Exercise description. Below are some records; work out how many of their lines contain "this" and give the number only.

Task material.

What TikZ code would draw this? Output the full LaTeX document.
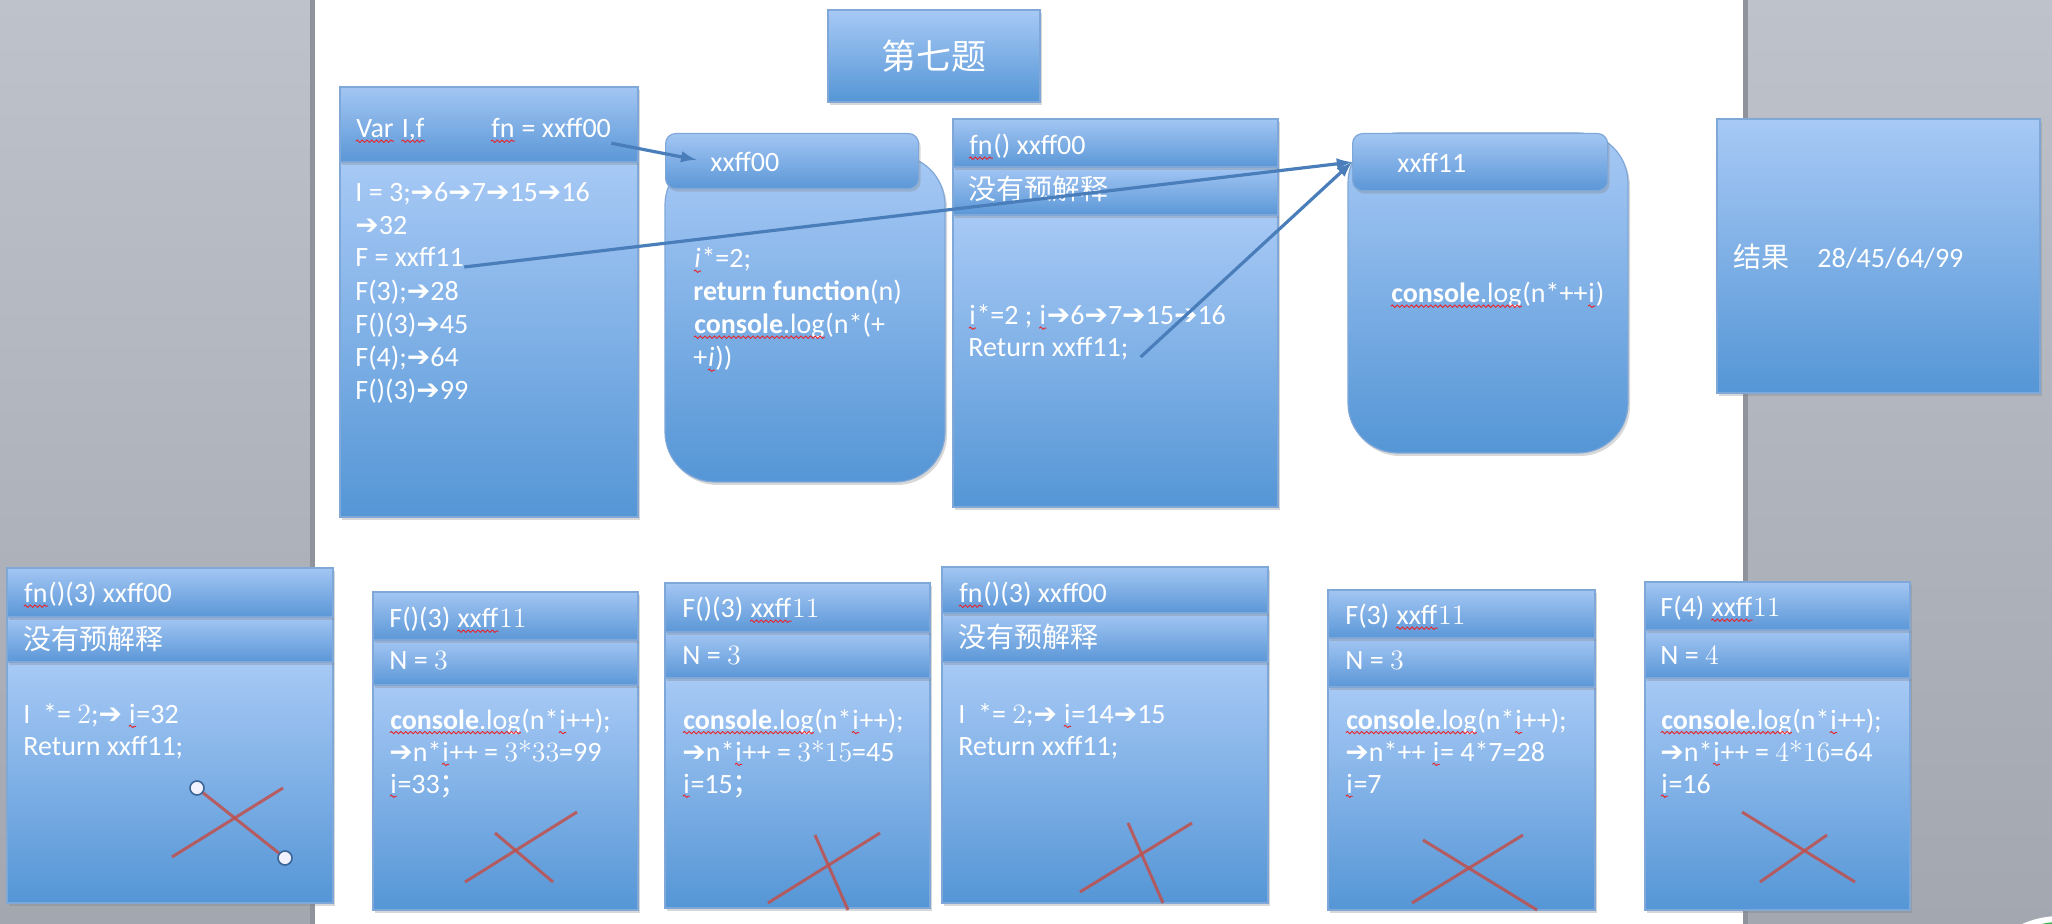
\documentclass[tikz,border=0pt]{standalone}
\usepackage{fontspec}
\setmainfont{Carlito}
\newfontfamily\cjk{Noto Sans CJK SC}
\newfontfamily\dvsans{DejaVu Sans}
\newfontfamily\lmnum{Latin Modern Roman}
\usetikzlibrary{shadows,decorations.pathmorphing}

\definecolor{boxtop}{HTML}{A7C9F5}
\definecolor{boxbot}{HTML}{5596D6}
\definecolor{bandtop}{HTML}{A3C6F3}
\definecolor{bandbot}{HTML}{5B97D7}
\definecolor{boxline}{HTML}{7FA7D8}
\definecolor{linkblue}{HTML}{4A7EBB}
\definecolor{crossred}{HTML}{C0504D}
\definecolor{squig}{HTML}{E8262B}
\definecolor{bgtop}{HTML}{BEC2CA}
\definecolor{bgbot}{HTML}{A2A7B0}
\definecolor{edge}{HTML}{8E939C}
\definecolor{badge}{HTML}{2FB54A}

\newcommand\rarr{{\dvsans\bfseries ➔}}
\newcommand\lmn[1]{{\lmnum #1}}
\newcommand\sq[1]{\tikz[baseline=(w.base)]{\node[inner sep=0pt, text=white] (w) {#1};
  \draw[squig, line width=0.45pt, decorate, decoration={snake, amplitude=0.6pt, segment length=2.4pt}]
  ([yshift=-1.6pt]w.base west) -- ([yshift=-1.6pt]w.base east);}}

\tikzset{
  panel/.style={draw=boxline, line width=0.6pt, top color=boxtop, bottom color=boxbot},
  band/.style={draw=boxline, line width=0.6pt, top color=bandtop, bottom color=bandbot},
  shade/.style={drop shadow={shadow xshift=1pt, shadow yshift=-1.5pt, opacity=0.3}},
  tab/.style={band, rounded corners=5pt, inner sep=0pt, anchor=north west},
  txt/.style={text=white, anchor=base west, inner sep=0pt, align=left,
    font=\fontsize{14}{16.5}\selectfont},
  tight/.style={font=\fontsize{14}{15.9}\selectfont},
  link/.style={draw=linkblue, line width=1.6pt, ->, >=latex},
  cross/.style={draw=crossred, line width=1.5pt, opacity=.85},
  grip/.style={draw=linkblue!80!black, fill=blue!5!white, line width=0.8pt}
}

\begin{document}
\begin{tikzpicture}[x=0.5pt, y=-0.5pt]
\useasboundingbox (0,0) rectangle (2052,924);
% slide and window
\shade[top color=bgtop, bottom color=bgbot] (0,0) rectangle (312,924);
\shade[top color=bgtop, bottom color=bgbot] (1746,0) rectangle (2052,924);
\fill[edge] (310,0) rectangle (315,924);
\fill[white] (315,0) rectangle (1743,924);
\fill[edge] (1743,0) rectangle (1748,924);
\fill[white] (2060,1010) circle (47pt);
\fill[badge] (2060,1010) circle (44pt);

% title
\node[panel, shade, minimum width=106pt, minimum height=46pt, text=white,
  font=\cjk\fontsize{17.5}{20}\selectfont] (title) at (934,56) {第七题};

% global scope
\draw[panel, shade] (340,162) rectangle (638,517);
\draw[band, shade] (340,87) rectangle (638,162);
\node[txt] (varA) at (355,138) {\sq{Var} \sq{I,f}};
\node[txt] (fnA) at (490,138) {\sq{fn} = xxff00};
\node[txt] (iA) at (355,235) {I = 3;\rarr6\rarr7\rarr15\rarr16\\\rarr32};
\node[txt] (fxA) at (355,267) {F = xxff11};
\node[txt] (callA) at (355,400) {F(3);\rarr28\\F()(3)\rarr45\\F(4);\rarr64\\F()(3)\rarr99};

% heap xxff00
\draw[panel, shade, rounded corners=25pt] (665,155) rectangle (945,482);
\node[tab, shade, minimum width=126.5pt, minimum height=27.5pt] (tabB) at (665,133) {};
\node[txt] (nB) at (710,172) {xxff00};
\node[txt] (codeB) at (693,367) {\sq{\textit{i}}*=2;\\\textbf{return function}(n)\\
  \sq{\textbf{console}.log}(n*(+\\+\sq{\textit{i}}))};

% fn() scope
\draw[panel, shade] (953,215) rectangle (1278,507);
\draw[band, shade] (953,167) rectangle (1278,215);
\draw[band, shade] (953,119) rectangle (1278,167);
\node[txt] (hC) at (968,155) {\sq{fn}() xxff00};
\node[txt] (nC) at (968,200) {\cjk 没有预解释};
\node[txt] (iC) at (968,325) {\sq{i}*=2 ; \sq{i}\rarr6\rarr7\rarr15\rarr16};
\node[txt] (retC) at (968,357) {Return xxff11;};

% heap xxff11
\draw[panel, shade, rounded corners=25pt] (1348,133) rectangle (1628,453);
\node[tab, shade, minimum width=127.5pt, minimum height=28.5pt] (tabD) at (1352,133) {};
\node[txt] (nD) at (1397,173) {xxff11};
\node[txt] (logD) at (1390,303) {\sq{\textbf{console}.log}(n*++\sq{i})};

% result
\draw[panel, shade] (1717,119) rectangle (2040,393);
\node[txt] (resE) at (1733,268) {{\cjk 结果}\quad 28/45/64/99};

% call fn()(3) first
\draw[panel, shade] (7,662) rectangle (333,903);
\draw[band, shade] (7,617) rectangle (333,662);
\draw[band, shade] (7,568) rectangle (333,617);
\node[txt] (h1) at (23,603) {\sq{fn}()(3) xxff00};
\node[txt] (n1) at (23,650) {\cjk 没有预解释};
\node[txt, tight] (b1) at (23,755) {I\ \ *= \lmn{2};\rarr\ \sq{i}=32\\Return xxff11;};
\draw[cross] (197,788) -- (285,858);
\draw[cross] (172,857) -- (283,788);
\draw[grip] (197,788) circle (3.5pt);
\draw[grip] (285,858) circle (3.5pt);

% call F()(3) -> 99
\draw[panel, shade] (373,685) rectangle (638,910);
\draw[band, shade] (373,640) rectangle (638,685);
\draw[band, shade] (373,592) rectangle (638,640);
\node[txt] (h2) at (389,628) {F()(3) \sq{xxff}\lmn{11}};
\node[txt] (n2) at (389,670) {N = \lmn{3}};
\node[txt, tight] (b2) at (389,793) {\sq{\textbf{console}.log}(n*\sq{i}++);\\
  \rarr n*\sq{i}++ = \lmn{3*33}=99\\\sq{i}=33{\cjk ；}};
\draw[cross] (495,833) -- (553,882);
\draw[cross] (465,882) -- (577,812);

% call F()(3) -> 45
\draw[panel, shade] (665,678) rectangle (930,908);
\draw[band, shade] (665,632) rectangle (930,678);
\draw[band, shade] (665,583) rectangle (930,632);
\node[txt] (h3) at (682,618) {F()(3) \sq{xxff}\lmn{11}};
\node[txt] (n3) at (682,665) {N = \lmn{3}};
\node[txt, tight] (b3) at (682,793) {\sq{\textbf{console}.log}(n*\sq{i}++);\\
  \rarr n*\sq{i}++ = \lmn{3*15}=45\\\sq{i}=15{\cjk ；}};
\draw[cross] (815,835) -- (848,910);
\draw[cross] (768,903) -- (880,833);

% call fn()(3) second
\draw[panel, shade] (942,662) rectangle (1268,903);
\draw[band, shade] (942,613) rectangle (1268,662);
\draw[band, shade] (942,567) rectangle (1268,613);
\node[txt] (h4) at (958,603) {\sq{fn}()(3) xxff00};
\node[txt] (n4) at (958,648) {\cjk 没有预解释};
\node[txt, tight] (b4) at (958,755) {I\ \ *= \lmn{2};\rarr\ \sq{i}=14\rarr15\\Return xxff11;};
\draw[cross] (1128,823) -- (1163,903);
\draw[cross] (1080,892) -- (1192,823);

% call F(3) -> 28
\draw[panel, shade] (1328,687) rectangle (1595,910);
\draw[band, shade] (1328,638) rectangle (1595,687);
\draw[band, shade] (1328,590) rectangle (1595,638);
\node[txt] (h5) at (1345,625) {F(3) \sq{xxff}\lmn{11}};
\node[txt] (n5) at (1345,670) {N = \lmn{3}};
\node[txt, tight] (b5) at (1345,793) {\sq{\textbf{console}.log}(n*\sq{i}++);\\
  \rarr n*++ \sq{i}= 4*7=28\\\sq{i}=7};
\draw[cross] (1423,840) -- (1537,910);
\draw[cross] (1412,903) -- (1523,835);

% call F(4) -> 64
\draw[panel, shade] (1645,678) rectangle (1910,910);
\draw[band, shade] (1645,630) rectangle (1910,678);
\draw[band, shade] (1645,582) rectangle (1910,630);
\node[txt] (h6) at (1660,617) {F(4) \sq{xxff}\lmn{11}};
\node[txt] (n6) at (1660,665) {N = \lmn{4}};
\node[txt, tight] (b6) at (1660,793) {\sq{\textbf{console}.log}(n*\sq{i}++);\\
  \rarr n*\sq{i}++ = \lmn{4*16}=64\\\sq{i}=16};
\draw[cross] (1742,812) -- (1855,882);
\draw[cross] (1760,882) -- (1827,835);

% references
\draw[link, shorten >=7pt] (fnA.south east) -- (nB.west);
\draw[link] (fxA.base east) -- (tabD.west);
\draw[link] ([xshift=6pt]retC.base east) -- (tabD.west);
\end{tikzpicture}
\end{document}
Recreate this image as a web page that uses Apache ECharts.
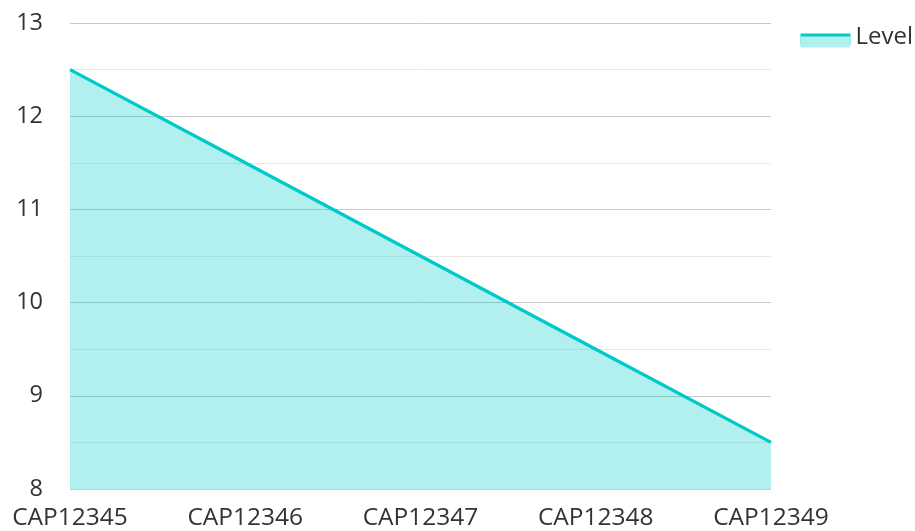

Result of the exercise. 2